Il governo giovedì decide sullo Statuto della Calabria

Nel prossimo Cdm infatti, verrà deciso se il governo, come qualcuno ha ventilato nei giorni scorsi, impugnerà davanti alla Consulta le decisioni della Calabria. La questione riguarda l'elezione diretta del presidente della Giunta: la carta calabrese prevede l'indicazione sulla scheda elettorale del capo dell'esecutivo e del vicepresidente, ma è il consiglio che li nomina. Inoltre, viene stabilito che qualora il presidente dovesse dimettersi per motivi non politici ma per incompatibilità, impedimento permanente o addirittura morte, verrebbe sostituito dal vicepresidente, istituendo così una sorta di ticket che, secondo molti rischierebbe di invalidare la scelta dei cittadini. Il sistema è stato introdotto nello statuto calabrese per garantire stabilità ed evitare che venga sciolto il Consiglio. Un limite al presidenzialismo, recepito da più parti, non ha mancato di suscitare una reazione scritta da parte dei «governatori» del centrodestra (Enzo Ghigo presidente del Piemonte, Roberto Formigoni della Lombardia, Francesco Storace del Lazio, Giancarlo Galan del Veneto e Sandro Biasotti della Liguria) che si sono raccomandati ai quattro «saggi» della Cdl, prima del loro incontro a Lorenzago di Cadore, di «guardare avanti senza fare pericolosi passi indietro», con esplicito riferimento a tenere come «primo punto fermo l'elezione diretta del presidente della Regione», secondo quanto hanno scritto i presidenti, «l'unico strumento in grado di garantire governabilità e stabilità». Ma a parte la presa di posizione univoca dei cinque presidenti del centrodestra in merito allo statuto calabrese, alcuni di loro singolarmente ed altri hanno espresso posizioni diverse.

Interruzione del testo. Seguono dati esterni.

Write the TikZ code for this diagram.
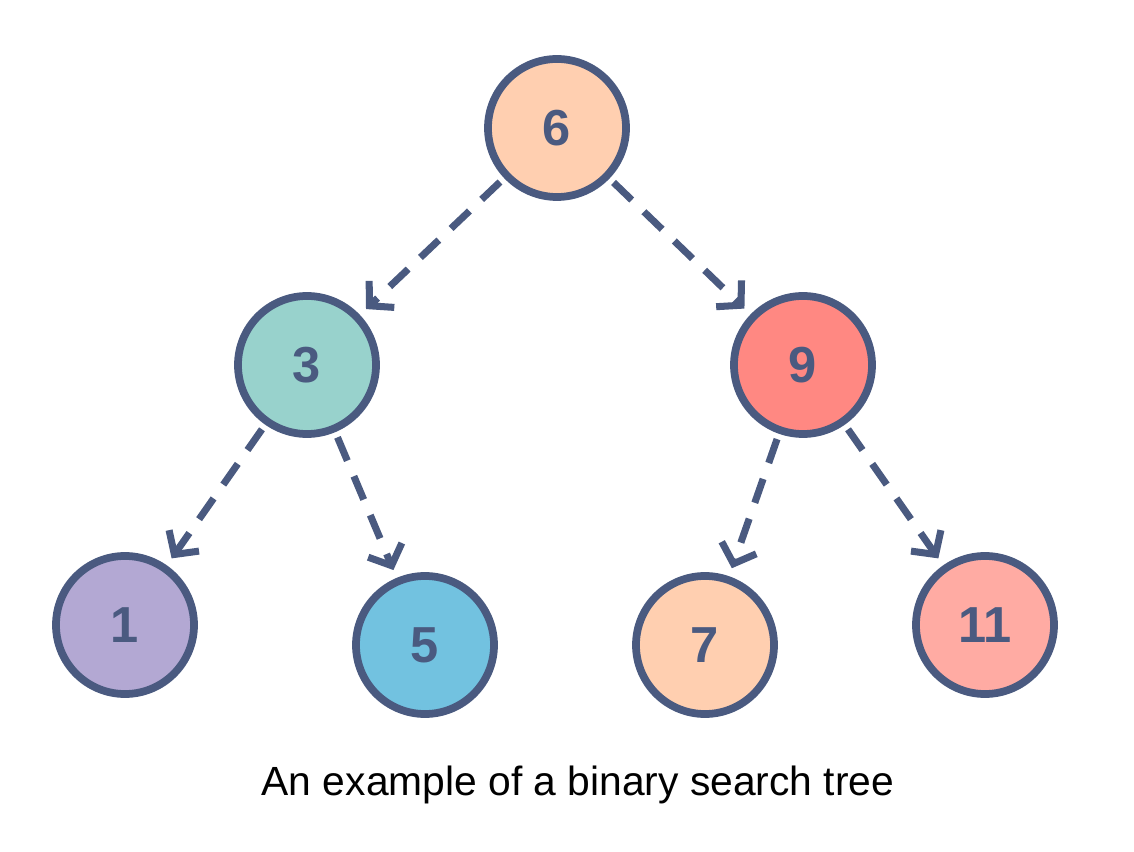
\documentclass[tikz,border=0pt]{standalone}
\usepackage{fontspec}
\setmainfont{Liberation Sans}
\usetikzlibrary{arrows.meta}
\definecolor{edgeblue}{HTML}{4A5A80}
\definecolor{peach}{HTML}{FFCFB0}
\definecolor{teal}{HTML}{98D2CC}
\definecolor{redish}{HTML}{FF8882}
\definecolor{lilac}{HTML}{B3A8D3}
\definecolor{skyblue}{HTML}{72C2E0}
\definecolor{salmon}{HTML}{FFABA3}

\begin{document}
\begin{tikzpicture}[x=0.025cm, y=-0.025cm]
    \tikzset{vertex/.style={circle, draw=edgeblue, line width=5.5pt, minimum size=3.45cm, inner sep=0pt, text=edgeblue, font=\fontsize{36}{38}\selectfont\bfseries}}
    \tikzset{arrow/.style={draw=edgeblue, line width=5pt, dash pattern=on 18pt off 12pt, -{Straight Barb[length=12pt, width=26pt, line width=5pt]}, shorten >=6pt, shorten <=4pt}}
    \useasboundingbox (0,0) rectangle (1134,852);

    \node (six) [vertex, fill=peach] at (557,128) {6};
    \node (three) [vertex, fill=teal] at (307,365) {3};
    \node (nine) [vertex, fill=redish] at (803,365) {9};
    \node (one) [vertex, fill=lilac] at (125,625) {1};
    \node (five) [vertex, fill=skyblue] at (425,645) {5};
    \node (seven) [vertex, fill=peach] at (705,645) {7};
    \node (eleven) [vertex, fill=salmon] at (985,625) {11};

    \node (caption) at (578,785) {\fontsize{29}{32}\selectfont An example of a binary search tree};

    % Arrows
    \draw [arrow] (six) -- (three);
    \draw [arrow] (six) -- (nine);
    \draw [arrow] (three) -- (one);
    \draw [arrow] (three) -- (five);
    \draw [arrow] (nine) -- (seven);
    \draw [arrow] (nine) -- (eleven);
\end{tikzpicture}
\end{document}
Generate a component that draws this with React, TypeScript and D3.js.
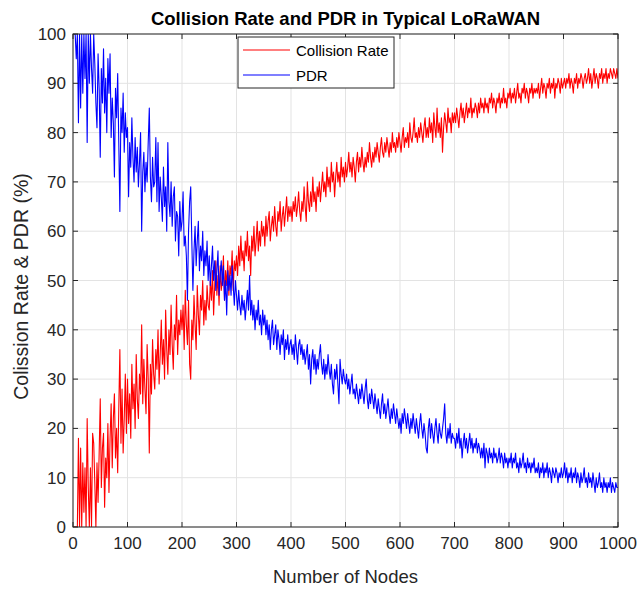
import React from "react";
import * as d3 from "d3";

const nodeStep = 2;
const xTicks = [0, 100, 200, 300, 400, 500, 600, 700, 800, 900, 1000];
const yTicks = [0, 10, 20, 30, 40, 50, 60, 70, 80, 90, 100];

// Collision rate (%) sampled every 2 nodes, 0..1000
const collisionRate = [
  0, 0, 0, 0, 0, 18, 0, 16, 0, 13, 3, 12, 0, 22, 8, 0, 12, 0, 19, 17, 9, 0, 13, 5, 15,
  26, 8, 16, 19, 4, 14, 10, 21, 7, 18, 25, 12, 22, 27, 14, 20, 11, 24, 36, 17, 28, 15, 22, 31, 19,
  30, 21, 27, 18, 33, 24, 29, 20, 35, 26, 22, 31, 27, 41, 25, 34, 28, 23, 37, 30, 15, 33, 27, 38, 31,
  28, 36, 32, 40, 29, 35, 42, 33, 38, 30, 44, 36, 31, 40, 35, 45, 37, 32, 41, 38, 47, 35, 42, 39, 44,
  40, 45, 36, 48, 41, 37, 46, 33, 30, 42, 38, 47, 41, 36, 49, 43, 39, 47, 44, 50, 41, 46, 42, 49, 45,
  44, 50, 46, 52, 43, 49, 54, 47, 51, 45, 53, 48, 50, 55, 46, 52, 49, 54, 47, 53, 51, 56, 48, 54, 52,
  55, 51, 57, 53, 59, 54, 56, 52, 58, 55, 60, 54, 57, 51, 59, 56, 61, 55, 58, 62, 56, 60, 57, 62, 59,
  61, 57, 63, 59, 62, 64, 58, 61, 63, 60, 65, 61, 59, 64, 62, 66, 60, 63, 65, 61, 64, 67, 62, 65, 63,
  65, 62, 66, 64, 67, 63, 65, 68, 64, 62, 66, 64, 69, 65, 62, 70, 66, 64, 68, 65, 71, 66, 68, 64, 69,
  67, 70, 66, 69, 72, 68, 70, 67, 73, 69, 71, 68, 74, 70, 72, 67, 71, 74, 70, 72, 69, 75, 71, 73, 70,
  74, 71, 73, 76, 72, 74, 71, 75, 73, 70, 74, 76, 72, 75, 73, 77, 74, 72, 75, 73, 76, 74, 78, 75, 73,
  76, 74, 77, 75, 78, 76, 74, 77, 79, 76, 75, 78, 76, 79, 77, 75, 78, 76, 80, 77, 78, 76, 79, 77, 80,
  78, 76, 79, 81, 77, 79, 78, 80, 77, 82, 79, 78, 80, 83, 79, 80, 78, 81, 79, 82, 80, 78, 81, 83, 79,
  81, 79, 83, 80, 82, 78, 84, 81, 79, 85, 80, 82, 79, 83, 76, 81, 84, 82, 80, 85, 82, 83, 80, 84, 82,
  84, 82, 85, 83, 81, 84, 86, 83, 85, 82, 84, 86, 83, 85, 84, 87, 83, 85, 84, 86, 85, 83, 86, 84, 87,
  85, 86, 84, 87, 85, 86, 84, 87, 86, 88, 85, 87, 86, 84, 87, 86, 88, 85, 87, 86, 89, 86, 87, 85, 88,
  87, 89, 86, 88, 87, 89, 86, 88, 90, 87, 88, 86, 89, 88, 90, 87, 89, 88, 86, 89, 88, 90, 87, 89, 88,
  89, 88, 90, 87, 89, 91, 88, 90, 89, 87, 90, 89, 91, 88, 90, 89, 91, 87, 90, 89, 91, 90, 88, 91, 89,
  90, 91, 89, 91, 90, 92, 89, 91, 90, 88, 91, 90, 92, 89, 91, 90, 92, 91, 89, 91, 92, 90, 91, 93, 90,
  92, 89, 91, 93, 90, 92, 91, 89, 92, 91, 93, 90, 92, 91, 93, 90, 92, 91, 93, 92, 91, 93, 92, 91, 93,
  91,
];

// Packet delivery ratio (%) sampled every 2 nodes, 0..1000
const pdr = [
  100, 100, 100, 95, 100, 82, 100, 85, 100, 88, 100, 91, 100, 78, 100, 90, 100, 93, 88, 100, 94, 86, 81, 96, 89,
  75, 93, 86, 97, 84, 91, 80, 95, 88, 96, 79, 87, 82, 71, 89, 83, 92, 78, 64, 85, 80, 88, 76, 84, 79,
  81, 67, 78, 73, 83, 75, 70, 79, 72, 77, 69, 74, 80, 60, 72, 76, 68, 74, 70, 78, 85, 71, 66, 75, 69,
  70, 79, 66, 78, 64, 71, 67, 62, 73, 65, 69, 60, 78, 66, 63, 70, 61, 67, 69, 58, 64, 63, 55, 66, 60,
  62, 68, 57, 59, 55, 46, 60, 66, 69, 58, 48, 56, 61, 53, 58, 62, 52, 57, 54, 60, 51, 56, 53, 58, 50,
  55, 49, 53, 57, 50, 54, 48, 52, 56, 47, 51, 54, 49, 53, 46, 50, 43, 52, 48, 51, 47, 53, 49, 45, 50,
  47, 44, 48, 45, 43, 47, 44, 46, 42, 45, 48, 44, 51, 43, 46, 42, 45, 40, 44, 42, 46, 41, 43, 39, 44,
  41, 43, 39, 42, 38, 41, 36, 40, 42, 37, 39, 41, 36, 40, 38, 35, 39, 37, 40, 34, 38, 36, 39, 35, 37,
  38, 35, 37, 34, 39, 36, 33, 37, 38, 35, 37, 34, 36, 33, 35, 37, 32, 35, 29, 34, 36, 32, 35, 31, 34,
  32, 35, 37, 33, 31, 34, 30, 33, 31, 35, 32, 30, 33, 29, 27, 32, 30, 33, 29, 25, 34, 31, 29, 32, 30,
  29, 31, 28, 30, 27, 29, 31, 27, 28, 26, 29, 27, 25, 28, 26, 29, 27, 25, 28, 30, 26, 24, 27, 25, 28,
  26, 24, 27, 25, 23, 26, 24, 22, 25, 27, 23, 25, 22, 24, 26, 23, 21, 24, 22, 25, 23, 21, 24, 22, 20,
  22, 19, 23, 21, 24, 22, 20, 23, 21, 19, 22, 20, 23, 21, 19, 22, 20, 18, 21, 23, 20, 18, 21, 19, 16,
  15, 20, 22, 18, 21, 19, 17, 20, 22, 19, 17, 21, 19, 18, 20, 22, 25, 19, 17, 20, 18, 21, 17, 19, 18,
  18, 16, 19, 17, 20, 16, 18, 14, 17, 19, 16, 18, 15, 17, 19, 16, 18, 15, 17, 16, 18, 15, 17, 16, 14,
  16, 14, 17, 12, 16, 15, 13, 16, 14, 15, 13, 16, 14, 15, 13, 14, 16, 13, 15, 14, 12, 15, 13, 14, 12,
  14, 13, 15, 12, 14, 13, 15, 12, 13, 11, 14, 12, 13, 15, 12, 13, 11, 14, 12, 13, 11, 13, 12, 14, 11,
  12, 11, 13, 10, 12, 11, 13, 10, 12, 11, 13, 10, 12, 11, 9, 12, 11, 10, 12, 11, 9, 11, 10, 12, 10,
  11, 13, 10, 12, 9, 11, 10, 12, 9, 11, 10, 12, 9, 11, 10, 8, 11, 9, 10, 12, 9, 10, 8, 11, 9,
  10, 8, 11, 9, 7, 10, 8, 9, 11, 8, 9, 7, 10, 8, 9, 7, 9, 8, 10, 7, 9, 8, 7, 9, 8,
  8,
];

const W = 637;
const H = 589;
const M = { left: 73, right: 618, top: 34, bottom: 527 };
const FONT = "'Liberation Sans', Arial, Helvetica, sans-serif";
const AX = "#262626";

export default function App() {
  const x = d3.scaleLinear().domain([0, 1000]).range([M.left, M.right]);
  const y = d3.scaleLinear().domain([0, 100]).range([M.bottom, M.top]);
  const line = d3
    .line<number>()
    .x((_, i) => x(i * nodeStep))
    .y((d) => y(d));
  const tickLen = 5;

  return (
    <svg
      width={W}
      height={H}
      style={{ position: "absolute", left: 0, top: 0, background: "#fff" }}
      fontFamily={FONT}
    >
      <defs>
        <clipPath id="plotClip">
          <rect x={M.left} y={M.top} width={M.right - M.left} height={M.bottom - M.top} />
        </clipPath>
      </defs>
      <rect x={0} y={0} width={W} height={H} fill="#fff" />
      <g stroke="#e3e3e3" strokeWidth={1}>
        {xTicks.map((t) => (
          <line key={"gx" + t} x1={x(t)} x2={x(t)} y1={M.top} y2={M.bottom} />
        ))}
        {yTicks.map((t) => (
          <line key={"gy" + t} x1={M.left} x2={M.right} y1={y(t)} y2={y(t)} />
        ))}
      </g>
      <g clipPath="url(#plotClip)" fill="none" strokeWidth={1.1} strokeLinejoin="round">
        <path d={line(collisionRate) || ""} stroke="#ff0000" />
        <path d={line(pdr) || ""} stroke="#0000ff" />
      </g>
      <g stroke={AX} strokeWidth={1}>
        <rect x={M.left} y={M.top} width={M.right - M.left} height={M.bottom - M.top} fill="none" />
        {xTicks.map((t) => (
          <g key={"tx" + t}>
            <line x1={x(t)} x2={x(t)} y1={M.bottom} y2={M.bottom - tickLen} />
            <line x1={x(t)} x2={x(t)} y1={M.top} y2={M.top + tickLen} />
          </g>
        ))}
        {yTicks.map((t) => (
          <g key={"ty" + t}>
            <line x1={M.left} x2={M.left + tickLen} y1={y(t)} y2={y(t)} />
            <line x1={M.right} x2={M.right - tickLen} y1={y(t)} y2={y(t)} />
          </g>
        ))}
      </g>
      <g fill={AX} fontSize={17}>
        {xTicks.map((t) => (
          <text key={"lx" + t} x={x(t)} y={M.bottom + 22} textAnchor="middle">
            {t}
          </text>
        ))}
        {yTicks.map((t) => (
          <text key={"ly" + t} x={M.left - 7} y={y(t) + 6} textAnchor="end">
            {t}
          </text>
        ))}
      </g>
      <text x={(M.left + M.right) / 2} y={583} textAnchor="middle" fontSize={18.5} fill={AX}>
        Number of Nodes
      </text>
      <text
        transform={`translate(28, ${(M.top + M.bottom) / 2 + 6}) rotate(-90)`}
        textAnchor="middle"
        fontSize={19.5}
        fill={AX}
      >
        Colission Rate &amp; PDR (%)
      </text>
      <text
        x={(M.left + M.right) / 2}
        y={25}
        textAnchor="middle"
        fontSize={18.5}
        fontWeight="bold"
        fill="#000"
      >
        Collision Rate and PDR in Typical LoRaWAN
      </text>
      <g>
        <rect x={238} y={37} width={156} height={51} fill="#fff" stroke={AX} strokeWidth={1} />
        <line x1={243} x2={290} y1={50} y2={50} stroke="#ff0000" strokeWidth={1.1} />
        <line x1={243} x2={290} y1={75} y2={75} stroke="#0000ff" strokeWidth={1.1} />
        <text x={296} y={56} fontSize={15} fill="#000">
          Collision Rate
        </text>
        <text x={296} y={81} fontSize={15} fill="#000">
          PDR
        </text>
      </g>
    </svg>
  );
}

Il presidente del Piemonte Ghigo ha detto: «Lo Statuto calabrese non mi piace perché ha un retrogusto di vecchie logiche partitiche lontano dal bipolarismo. E poi stravolge il dettato costituzionale: spero che il governo intervenga e lo impugni di fronte alla Consulta». Anche per Storace (Lazio) lo Statuto della Calabria «è un passo indietro rispetto all'elezione diretta» e identiche parole adopera Vasco Errani (Emilia-Romagna).